***** Available data *****

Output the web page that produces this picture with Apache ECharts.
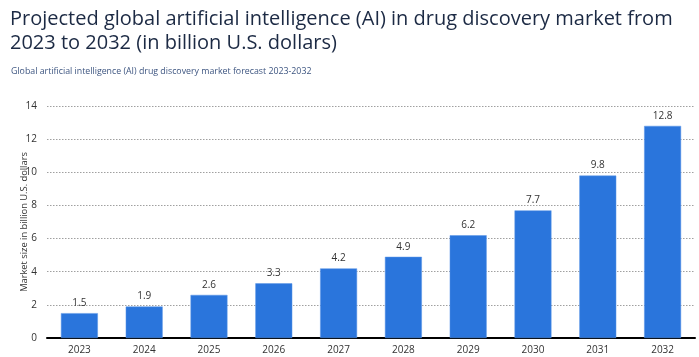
<!DOCTYPE html>
<html><head><meta charset="utf-8">
<script src="https://cdn.jsdelivr.net/npm/echarts@6/dist/echarts.min.js"></script>
<style>html,body{margin:0;padding:0;background:#fff}#c{width:699px;height:357px}</style>
</head><body><div id="c"></div>
<script>
const categories = ['2023','2024','2025','2026','2027','2028','2029','2030','2031','2032'];
const values = [1.5, 1.9, 2.6, 3.3, 4.2, 4.9, 6.2, 7.7, 9.8, 12.8];
const yTicks = [0, 2, 4, 6, 8, 10, 12, 14];
const chart = echarts.init(document.getElementById('c'));
chart.setOption({
  animation: false,
  title: [
    {text: 'Projected global artificial intelligence (AI) in drug discovery market from\n2023 to 2032 (in billion U.S. dollars)', left: 5, top: 3,
     textStyle: {fontFamily: 'Open Sans', fontWeight: 'normal', fontSize: 20, lineHeight: 23.5, color: '#1c2a44'}},
    {text: 'Global artificial intelligence (AI) drug discovery market forecast 2023-2032', left: 6, top: 62,
     textStyle: {fontFamily: 'Open Sans', fontWeight: 'normal', fontSize: 8.8, color: '#3d5580'}}
  ],
  grid: {left: 47, right: 4, top: 106, bottom: 19},
  xAxis: {type: 'category', data: categories,
    axisLine: {lineStyle: {color: '#000', width: 2}}, axisTick: {show: false},
    axisLabel: {fontFamily: 'Open Sans', fontSize: 10, color: '#333', margin: 7}},
  yAxis: {type: 'value', min: yTicks[0], max: yTicks[yTicks.length-1], interval: 2,
    name: 'Market size in billion U.S. dollars', nameLocation: 'middle', nameGap: 18, nameMoveOverlap: false,
    nameTextStyle: {fontFamily: 'Open Sans', fontSize: 9.3, color: '#333'},
    axisLabel: {fontFamily: 'Open Sans', fontSize: 10, color: '#333', margin: 10},
    splitLine: {lineStyle: {type: [1.5, 1.5], color: '#a0a0a0'}}},
  series: [{type: 'bar', data: values, barWidth: '57%',
    itemStyle: {color: '#2a75dc', borderColor: '#5d97e6', borderWidth: 0.5},
    label: {show: true, position: 'top', fontFamily: 'Open Sans', fontSize: 10, color: '#333', distance: 5}}]
});
</script></body></html>
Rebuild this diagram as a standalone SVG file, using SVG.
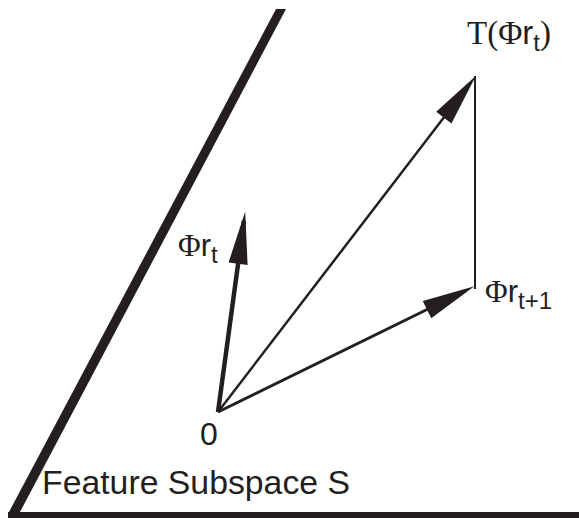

*****

● Task to carry out
Output the entries above exactly. Drop the pictures.

● Expected output
Output the web page that produces this picture with Apache ECharts.
<!DOCTYPE html>
<html><head><meta charset="utf-8">
<script src="https://cdn.jsdelivr.net/npm/echarts@6/dist/echarts.min.js"></script>
<style>html,body{margin:0;padding:0;background:#fff}#c{width:699px;height:357px}</style>
</head><body><div id="c"></div>
<script>
const categories = ['2023','2024','2025','2026','2027','2028','2029','2030','2031','2032'];
const values = [1.5, 1.9, 2.6, 3.3, 4.2, 4.9, 6.2, 7.7, 9.8, 12.8];
const yTicks = [0, 2, 4, 6, 8, 10, 12, 14];
const chart = echarts.init(document.getElementById('c'));
chart.setOption({
  animation: false,
  title: [
    {text: 'Projected global artificial intelligence (AI) in drug discovery market from\n2023 to 2032 (in billion U.S. dollars)', left: 5, top: 3,
     textStyle: {fontFamily: 'Open Sans', fontWeight: 'normal', fontSize: 20, lineHeight: 23.5, color: '#1c2a44'}},
    {text: 'Global artificial intelligence (AI) drug discovery market forecast 2023-2032', left: 6, top: 62,
     textStyle: {fontFamily: 'Open Sans', fontWeight: 'normal', fontSize: 8.8, color: '#3d5580'}}
  ],
  grid: {left: 47, right: 4, top: 106, bottom: 19},
  xAxis: {type: 'category', data: categories,
    axisLine: {lineStyle: {color: '#000', width: 2}}, axisTick: {show: false},
    axisLabel: {fontFamily: 'Open Sans', fontSize: 10, color: '#333', margin: 7}},
  yAxis: {type: 'value', min: yTicks[0], max: yTicks[yTicks.length-1], interval: 2,
    name: 'Market size in billion U.S. dollars', nameLocation: 'middle', nameGap: 18, nameMoveOverlap: false,
    nameTextStyle: {fontFamily: 'Open Sans', fontSize: 9.3, color: '#333'},
    axisLabel: {fontFamily: 'Open Sans', fontSize: 10, color: '#333', margin: 10},
    splitLine: {lineStyle: {type: [1.5, 1.5], color: '#a0a0a0'}}},
  series: [{type: 'bar', data: values, barWidth: '57%',
    itemStyle: {color: '#2a75dc', borderColor: '#5d97e6', borderWidth: 0.5},
    label: {show: true, position: 'top', fontFamily: 'Open Sans', fontSize: 10, color: '#333', distance: 5}}]
});
</script></body></html>
Rebuild this diagram as a standalone SVG file, using SVG.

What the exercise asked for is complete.